Machine learning systems can interpret patterns, handle ambiguity and improve through feedback. But when organizations force these systems into rigid workflows designed for deterministic software, they quickly run into the complexity of real work.

The emergence of systems of work ultimately represents a leadership challenge.

Even a workflow that handles exceptions gracefully will fail if it cannot handle change. Markets shift, regulations update and businesses reorganize. The process that was accurate on day one of an AI deployment may be meaningfully wrong by month six. Yet most organizations treat workflow design as a project with a start and an end date. They document, deploy and move on and when the underlying work evolves, the system does not.

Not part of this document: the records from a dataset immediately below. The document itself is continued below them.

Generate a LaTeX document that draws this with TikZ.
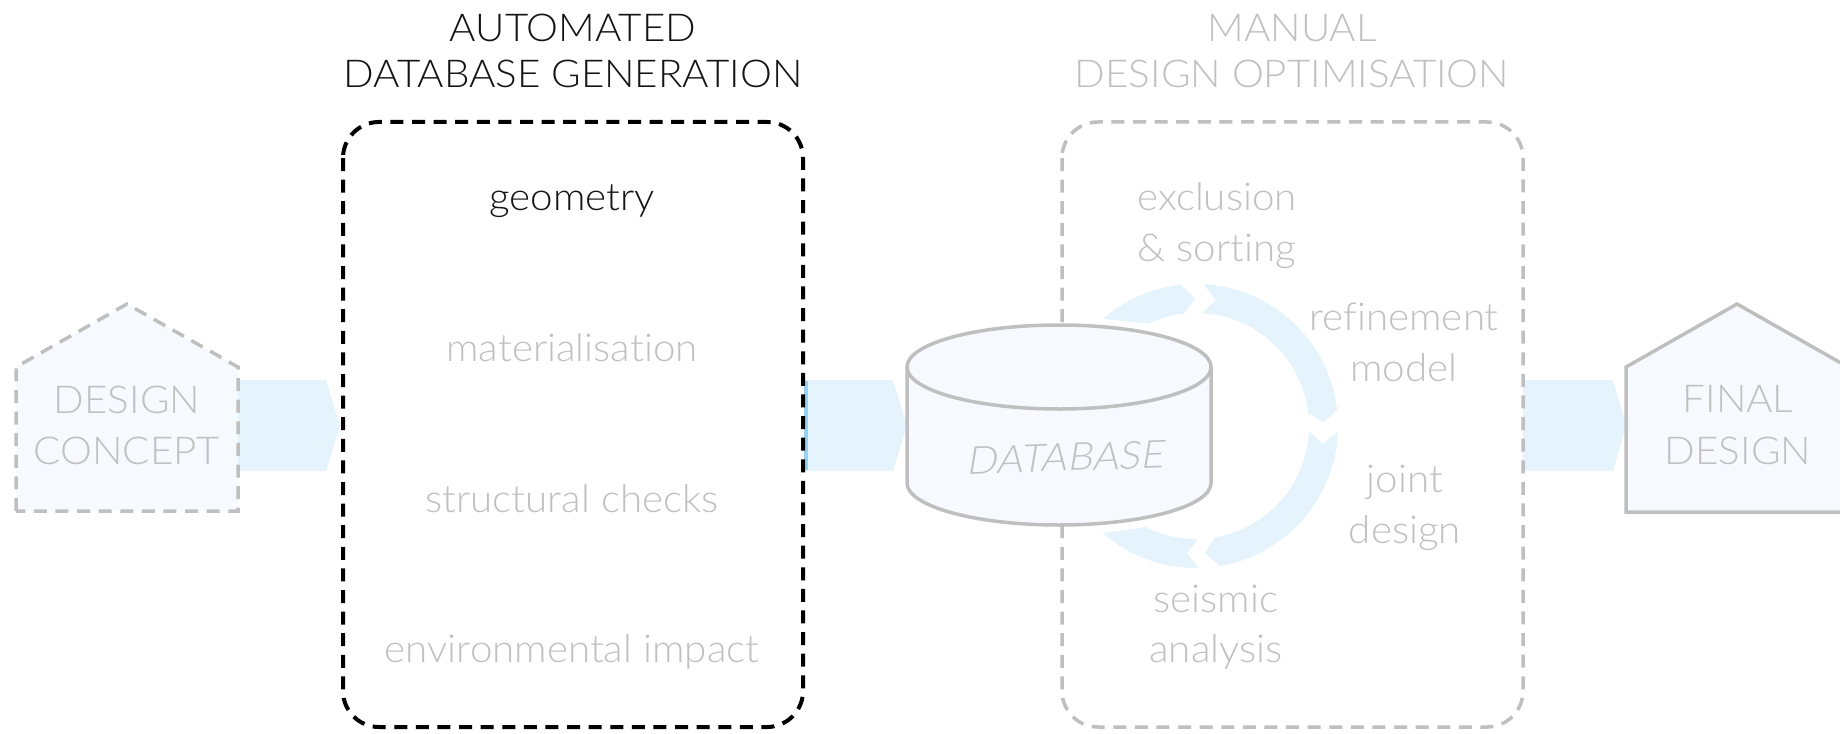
\documentclass[tikz,border=0pt]{standalone}
\usepackage{fontspec}
\setmainfont{Lato Light}[Ligatures=NoCommon, FakeStretch=1.05]
\newfontfamily\slfont{Lato Light}[Ligatures=NoCommon, FakeStretch=1.05, FakeSlant=0.2]
\definecolor{arrowblue}{RGB}{228,243,252}
\definecolor{stripblue}{RGB}{150,210,242}
\definecolor{housefill}{RGB}{246,250,254}
\definecolor{lightgray}{RGB}{191,191,191}
\definecolor{textgray}{RGB}{192,192,192}
\definecolor{inkblack}{RGB}{20,20,20}
\tikzset{
  lbl/.style={font=\fontsize{19.2}{23}\selectfont, text=textgray, anchor=base, inner sep=0pt},
  lblblack/.style={lbl, text=inkblack},
  blockarrow/.style={fill=arrowblue, draw=none},
  ringarrow/.style={fill=arrowblue, draw=none},
  dashbox/.style={line width=2pt, dash pattern=on 6.5pt off 4.3pt, rounded corners=18pt},
  grayline/.style={draw=lightgray, line width=1.75pt},
}
\begin{document}
\begin{tikzpicture}[x=0.5pt,y=-0.5pt]
\useasboundingbox (0,0) rectangle (1840,733);
\coordinate (C) at (1196,426);

% block arrows
\fill[blockarrow] (238,380) -- (326,380) -- (340,425.5) -- (326,471) -- (238,471) -- cycle;
\fill[blockarrow] (805,380) -- (893,380) -- (907,425.5) -- (893,471) -- (805,471) -- cycle;
\draw[stripblue, line width=2pt] (806,381) -- (806,470);
\fill[blockarrow] (1523,380) -- (1613,380) -- (1626,425.5) -- (1613,471) -- (1523,471) -- cycle;

% houses
\draw[grayline, fill=housefill, dash pattern=on 6.5pt off 4.3pt]
  (16,511) -- (16,367) -- (127,304) -- (238,367) -- (238,511) -- cycle;
\draw[grayline, fill=housefill, line join=miter]
  (1626,512) -- (1626,367) -- (1737,304) -- (1848,367) -- (1848,512) -- cycle;

% dashed boxes
\draw[dashbox, draw=black] (343,122) rectangle (803,727);
\draw[dashbox, draw=lightgray, line width=1.75pt] (1062,122) rectangle (1523,727);

% ring of arrows
\fill[ringarrow] ([shift={(C)}]-131:142) arc[start angle=-131, end angle=-96, radius=142]
  -- ([shift={(C)}]-90.5:127.5) -- ([shift={(C)}]-96:113)
  arc[start angle=-96, end angle=-115, radius=113] -- cycle;
\fill[ringarrow] ([shift={(C)}]-87:142) arc[start angle=-87, end angle=-6.5, radius=142]
  -- ([shift={(C)}]-1.5:127.5) -- ([shift={(C)}]-6.5:113)
  arc[start angle=-6.5, end angle=-87, radius=113] -- ([shift={(C)}]-81:127.5) -- cycle;
\fill[ringarrow] ([shift={(C)}]2.5:142) arc[start angle=2.5, end angle=80.5, radius=142]
  -- ([shift={(C)}]86:127.5) -- ([shift={(C)}]80.5:113)
  arc[start angle=80.5, end angle=2.5, radius=113] -- ([shift={(C)}]8:127.5) -- cycle;
\fill[ringarrow] ([shift={(C)}]89:142) arc[start angle=89, end angle=131, radius=142]
  -- ([shift={(C)}]116.6:113)
  arc[start angle=116.6, end angle=89, radius=113] -- ([shift={(C)}]94:127.5) -- cycle;

% database cylinder
\fill[housefill] (907,367) -- (907,483) arc[start angle=180, end angle=0, x radius=152, y radius=42]
  -- (1211,367) arc[start angle=0, end angle=-180, x radius=152, y radius=42] -- cycle;
\draw[grayline] (907,367) -- (907,483) arc[start angle=180, end angle=0, x radius=152, y radius=42]
  -- (1211,367);
\draw[grayline] (1059,367) ellipse[x radius=152, y radius=42];

% titles
\node[lblblack] (t1a) at (573,42) {AUTOMATED};
\node[lblblack] (t1b) at (573,88) {DATABASE GENERATION};
\node[lbl] (t2a) at (1292,42) {MANUAL};
\node[lbl] (t2b) at (1292,88) {DESIGN OPTIMISATION};

% house labels
\node[lbl] (dc1) at (127,413) {DESIGN};
\node[lbl] (dc2) at (127,464) {CONCEPT};
\node[lbl] (fd1) at (1738,412) {FINAL};
\node[lbl] (fd2) at (1738,464) {DESIGN};

% automated steps
\node[lblblack] (geo) at (572,210) {geometry};
\node[lbl] (mat) at (572,361) {materialisation};
\node[lbl] (str) at (572,512) {structural checks};
\node[lbl] (env) at (572,662) {environmental impact};

% database label
\node[lbl, font=\fontsize{19.2}{23}\slfont, rotate=2] (db) at (1065,471) {DATABASE};

% manual steps
\node[lbl] (ex1) at (1217,210) {exclusion};
\node[lbl] (ex2) at (1217,261) {\&~sorting};
\node[lbl] (rf1) at (1404,330) {refinement};
\node[lbl] (rf2) at (1404,381) {model};
\node[lbl] (jd1) at (1405,492) {joint};
\node[lbl] (jd2) at (1405,543) {design};
\node[lbl] (se1) at (1216,612) {seismic};
\node[lbl] (se2) at (1216,662) {analysis};
\end{tikzpicture}
\end{document}
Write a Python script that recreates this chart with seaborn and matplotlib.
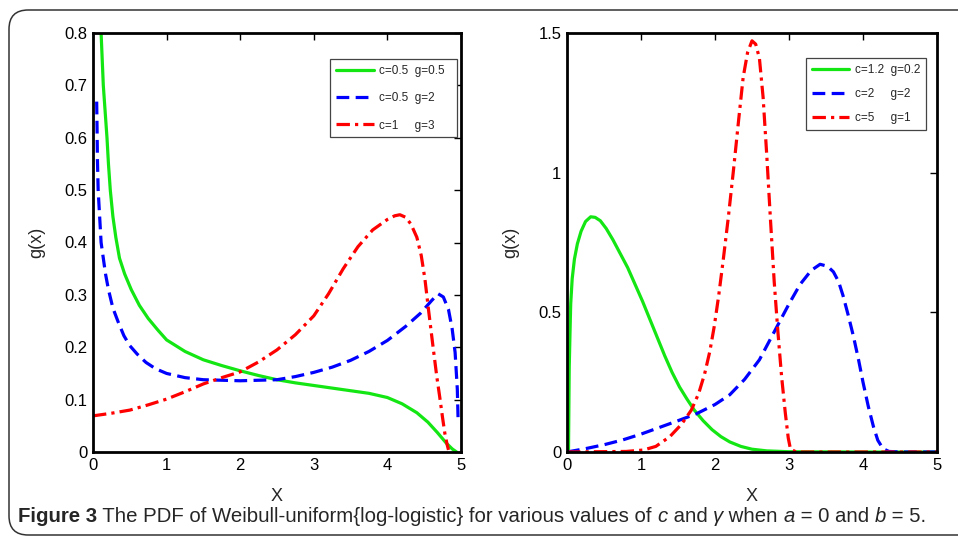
import numpy as np
import pandas as pd
import matplotlib
matplotlib.use("Agg")
import matplotlib.pyplot as plt
import seaborn as sns
from matplotlib.patches import FancyBboxPatch
from matplotlib.ticker import FuncFormatter

# left panel: c=0.5 g=0.5 / c=0.5 g=2 / c=1 g=3
left_green_x = [0.11, 0.125, 0.14, 0.165, 0.19, 0.21, 0.235, 0.27, 0.31, 0.36, 0.43, 0.52, 0.63, 0.75,
                0.88, 1.0, 1.25, 1.5, 1.75, 2.0, 2.25, 2.5, 2.75, 3.0, 3.25, 3.5, 3.75, 4.0, 4.2, 4.4,
                4.55, 4.68, 4.8, 4.88, 4.94]
left_green_y = [0.80, 0.75, 0.70, 0.65, 0.60, 0.55, 0.50, 0.45, 0.41, 0.37, 0.34, 0.31, 0.28, 0.255,
                0.233, 0.214, 0.192, 0.176, 0.165, 0.155, 0.146, 0.138, 0.132, 0.127, 0.122, 0.117,
                0.112, 0.104, 0.092, 0.075, 0.057, 0.037, 0.017, 0.006, 0.0]
left_blue_x = [0.05, 0.055, 0.06, 0.07, 0.09, 0.11, 0.14, 0.17, 0.21, 0.27, 0.34, 0.42, 0.5, 0.6, 0.72,
               0.85, 1.0, 1.25, 1.5, 2.0, 2.5, 2.75, 3.0, 3.25, 3.5, 3.75, 4.0, 4.25, 4.45, 4.6, 4.69,
               4.76, 4.83, 4.88, 4.92, 4.95, 4.96]
left_blue_y = [0.669, 0.62, 0.56, 0.50, 0.45, 0.40, 0.37, 0.34, 0.31, 0.275, 0.249, 0.222, 0.203, 0.187,
               0.171, 0.159, 0.150, 0.142, 0.138, 0.136, 0.138, 0.144, 0.152, 0.162, 0.175, 0.192,
               0.213, 0.24, 0.265, 0.289, 0.302, 0.296, 0.272, 0.235, 0.19, 0.12, 0.065]
left_red_x = [0.0, 0.25, 0.5, 0.75, 1.0, 1.25, 1.5, 1.75, 2.0, 2.25, 2.5, 2.75, 3.0, 3.2, 3.4, 3.6, 3.8,
              4.0, 4.1, 4.17, 4.25, 4.32, 4.4, 4.46, 4.51, 4.56, 4.62, 4.67, 4.71, 4.75, 4.78, 4.81, 4.83]
left_red_y = [0.069, 0.074, 0.08, 0.09, 0.101, 0.115, 0.130, 0.142, 0.153, 0.172, 0.195, 0.224, 0.26,
              0.302, 0.350, 0.392, 0.424, 0.444, 0.451, 0.453, 0.448, 0.435, 0.41, 0.375, 0.33, 0.27,
              0.201, 0.145, 0.106, 0.065, 0.036, 0.015, 0.004]

# right panel: c=1.2 g=0.2 / c=2 g=2 / c=5 g=1
right_green_x = [0.02, 0.025, 0.03, 0.04, 0.05, 0.07, 0.1, 0.14, 0.19, 0.25, 0.32, 0.38, 0.45, 0.53,
                 0.62, 0.72, 0.82, 0.92, 1.02, 1.12, 1.22, 1.32, 1.42, 1.52, 1.62, 1.72, 1.84, 1.96,
                 2.08, 2.2, 2.35, 2.5, 2.7, 3.0, 4.0, 5.0]
right_green_y = [0.0, 0.15, 0.3, 0.42, 0.53, 0.62, 0.69, 0.745, 0.79, 0.825, 0.842, 0.84, 0.828, 0.8,
                 0.76, 0.71, 0.66, 0.6, 0.54, 0.475, 0.41, 0.345, 0.285, 0.233, 0.19, 0.15, 0.112,
                 0.08, 0.055, 0.036, 0.02, 0.01, 0.004, 0.001, 0.0, 0.0]
right_blue_x = [0.0, 0.25, 0.5, 0.75, 1.0, 1.25, 1.5, 1.75, 2.0, 2.2, 2.4, 2.6, 2.7, 2.8, 3.0, 3.15, 3.3,
                3.42, 3.52, 3.6, 3.67, 3.73, 3.8, 3.87, 3.94, 4.0, 4.07, 4.14, 4.2, 4.27, 4.35, 4.5, 5.0]
right_blue_y = [0.0, 0.012, 0.026, 0.043, 0.064, 0.088, 0.112, 0.137, 0.17, 0.205, 0.26, 0.33, 0.38,
                0.43, 0.53, 0.6, 0.65, 0.672, 0.665, 0.645, 0.61, 0.56, 0.49, 0.415, 0.33, 0.25, 0.165,
                0.092, 0.042, 0.012, 0.002, 0.0, 0.0]
right_red_x = [0.0, 0.8, 1.03, 1.2, 1.39, 1.55, 1.68, 1.78, 1.86, 1.93, 1.99, 2.05, 2.11, 2.18, 2.25,
               2.32, 2.38, 2.44, 2.5, 2.55, 2.6, 2.65, 2.7, 2.75, 2.8, 2.85, 2.9, 2.95, 2.99, 3.02,
               3.1, 5.0]
right_red_y = [0.0, 0.002, 0.007, 0.02, 0.055, 0.1, 0.15, 0.21, 0.28, 0.36, 0.45, 0.56, 0.685, 0.84,
               1.01, 1.19, 1.34, 1.43, 1.472, 1.46, 1.41, 1.27, 1.06, 0.83, 0.61, 0.43, 0.27, 0.14,
               0.05, 0.01, 0.0, 0.0]

left_labels = ["c=0.5  g=0.5  ", "c=0.5  g=2", "c=1     g=3"]
right_labels = ["c=1.2  g=0.2", "c=2     g=2", "c=5     g=1"]

sns.set_style("white")
plt.rcParams["font.family"] = ["Liberation Sans", "DejaVu Sans"]

green = "#14e614"
blue = "#0000ff"
red = "#ff0000"
dash = (0, (4, 2))
dashdot = (0, (4.2, 1.6, 1.0, 1.6))

fig = plt.figure(figsize=(9.58, 5.4), dpi=100)
ax1 = fig.add_axes([93 / 958, 1 - 452 / 540, 368 / 958, 419 / 540])
ax2 = fig.add_axes([567 / 958, 1 - 452 / 540, 370 / 958, 419 / 540])

series = [
    (ax1, left_green_x, left_green_y, green, "-", left_labels[0]),
    (ax1, left_blue_x, left_blue_y, blue, dash, left_labels[1]),
    (ax1, left_red_x, left_red_y, red, dashdot, left_labels[2]),
    (ax2, right_green_x, right_green_y, green, "-", right_labels[0]),
    (ax2, right_blue_x, right_blue_y, blue, dash, right_labels[1]),
    (ax2, right_red_x, right_red_y, red, dashdot, right_labels[2]),
]
for ax, xs, ys, col, ls, lab in series:
    df = pd.DataFrame({"x": xs, "y": ys})
    sns.lineplot(data=df, x="x", y="y", ax=ax, color=col, linestyle=ls,
                 linewidth=2.3, label=lab, estimator=None, sort=False)

fmt = FuncFormatter(lambda v, p: "%g" % v)
for ax, ymax, yticks, anchor, spacing in [(ax1, 0.8, np.arange(0, 0.81, 0.1), (0.989, 0.938), 1.3),
                                          (ax2, 1.5, [0, 0.5, 1, 1.5], (0.970, 0.940), 1.0)]:
    ax.set_xlim(0, 5)
    ax.set_ylim(0, ymax)
    ax.set_xticks(range(6))
    ax.set_yticks(yticks)
    ax.yaxis.set_major_formatter(fmt)
    ax.tick_params(direction="in", length=5, width=1, labelsize=12, top=True, right=True,
                   pad=4, colors="black")
    for s in ax.spines.values():
        s.set_color("black")
        s.set_linewidth(2)
    ax.set_xlabel("X", fontsize=13, labelpad=11)
    ax.set_ylabel("g(x)", fontsize=13, labelpad=14)
    leg = ax.legend(loc="upper right", bbox_to_anchor=anchor, fontsize=8.5,
                    handlelength=3.2, handletextpad=0.45, labelspacing=spacing, borderpad=0.5,
                    borderaxespad=0, fancybox=False, framealpha=1, edgecolor="#444444")
    leg.get_frame().set_linewidth(0.9)

# outer rounded frame
fig.patches.append(FancyBboxPatch((9 / 958, 5 / 540), 1.1, 525 / 540,
                                  boxstyle="round,pad=0,rounding_size=0.02",
                                  transform=fig.transFigure, fill=False,
                                  edgecolor="#333333", linewidth=1.1, mutation_aspect=958 / 540))

# caption drawn piece by piece
cap_font = ["Liberation Sans Narrow", "Liberation Sans", "DejaVu Sans"]
pieces = [("Figure 3", "bold", "normal"),
          (" The PDF of Weibull-uniform{log-logistic} for various values of ", "normal", "normal"),
          ("c", "normal", "italic"), (" and ", "normal", "normal"),
          ("\u03b3", "normal", "italic"), (" when ", "normal", "normal"),
          ("a", "normal", "italic"), (" = 0 and ", "normal", "normal"),
          ("b", "normal", "italic"), (" = 5.", "normal", "normal")]
renderer = fig.canvas.get_renderer()


def draw_caption(size):
    x = 18
    made = []
    for txt, w, st in pieces:
        t = fig.text(x / 958, 1 - 522 / 540, txt, fontsize=size, fontweight=w, fontstyle=st,
                     family=cap_font, va="baseline", ha="left")
        x = t.get_window_extent(renderer).x1
        made.append(t)
    return x, made


end, made = draw_caption(14)
size = 14 * (930 - 18) / (end - 18)
for t in made:
    t.remove()
draw_caption(size)

fig.savefig("out.png", dpi=100)
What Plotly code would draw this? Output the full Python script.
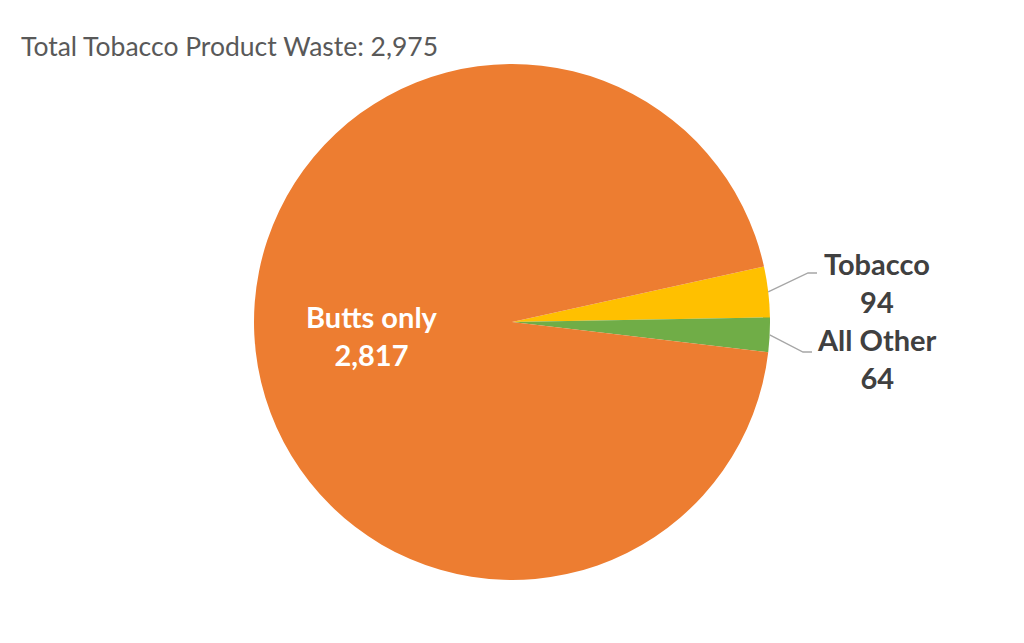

This gap between formal processes and lived practice is one reason many AI initiatives struggle to scale. Gartner has warned that a large share of AI projects risk failing to deliver value if organizations lack the data practices, governance and operational structures needed to support them.

The rise of systems of work

Leading organizations are beginning to respond by creating systems of work: adaptive layers that connect humans and AI in continuous feedback loops. Unlike systems of record, which prioritize stability, systems of work are designed for change. They allow data, human judgment and machine insight to interact in real time.

Early examples of this shift are emerging across industries. Some technology startups are helping large enterprises rethink how workflows are designed so that AI systems learn continuously rather than being frozen after deployment. One such company, Reindeer, works with global organizations to build adaptive workflows that improve as humans interact with them.

As its co-founder and CEO Yoav Naveh explains, “Too many leaders still treat implementing AI like a project that begins and ends. They document a process, plug in a tool and expect it to run forever. That’s automation thinking but most work isn’t static. It changes constantly. AI allows organizations to learn from those changes instead of ignoring them.”

In practice, this means that when an AI system encounters uncertainty, a human expert intervenes, corrects the outcome and feeds that correction back into the model.

Each interaction strengthens the system’s intelligence while capturing expertise that previously existed only in individual experience. Over time, the organization builds a living repository of knowledge that evolves with the business. In effect, the enterprise becomes a learning system.

4 principles for building systems of work

Organizations beginning this transition often adopt several common principles:

1. Start small and learn quickly

Instead of waiting for massive datasets or perfect documentation, leading teams begin with small sets of real examples: customer interactions, transactions or operational cases. These examples expose the patterns and exceptions that define real work. The goal is not perfect automation. It is accelerated learning.

2. Keep humans in the loop

Human expertise remains central. When AI systems encounter unfamiliar situations, escalation to a human expert ensures accuracy while generating new training data. Over time, this process captures tacit knowledge that previously remained invisible.

3. Design for continuous change

Markets evolve, data shifts and models drift. Systems of work assume change and incorporate monitoring and retraining mechanisms that allow organizations to adapt continuously. Rather than treating AI as a project with a clear endpoint, organizations treat it as a capability that develops over time.

4. Integrate rather than replace

Successful deployments typically build on existing enterprise systems rather than replacing them. AI operates as a layer above systems of record, drawing from their data while enabling new forms of collaboration, insight and experimentation.

Leadership for the learning enterprise

The emergence of systems of work ultimately represents a leadership challenge. Leaders must remain close to how work actually unfolds inside their organizations, using AI not simply to automate tasks but to accelerate learning.

In this sense, the most profound impact of AI may not be automation at all – it may be the creation of organizations capable of learning in real time, transforming uncertainty into insight and insight into action. And in an economy defined by constant change, that capability may become one of the most important sources of competitive advantage.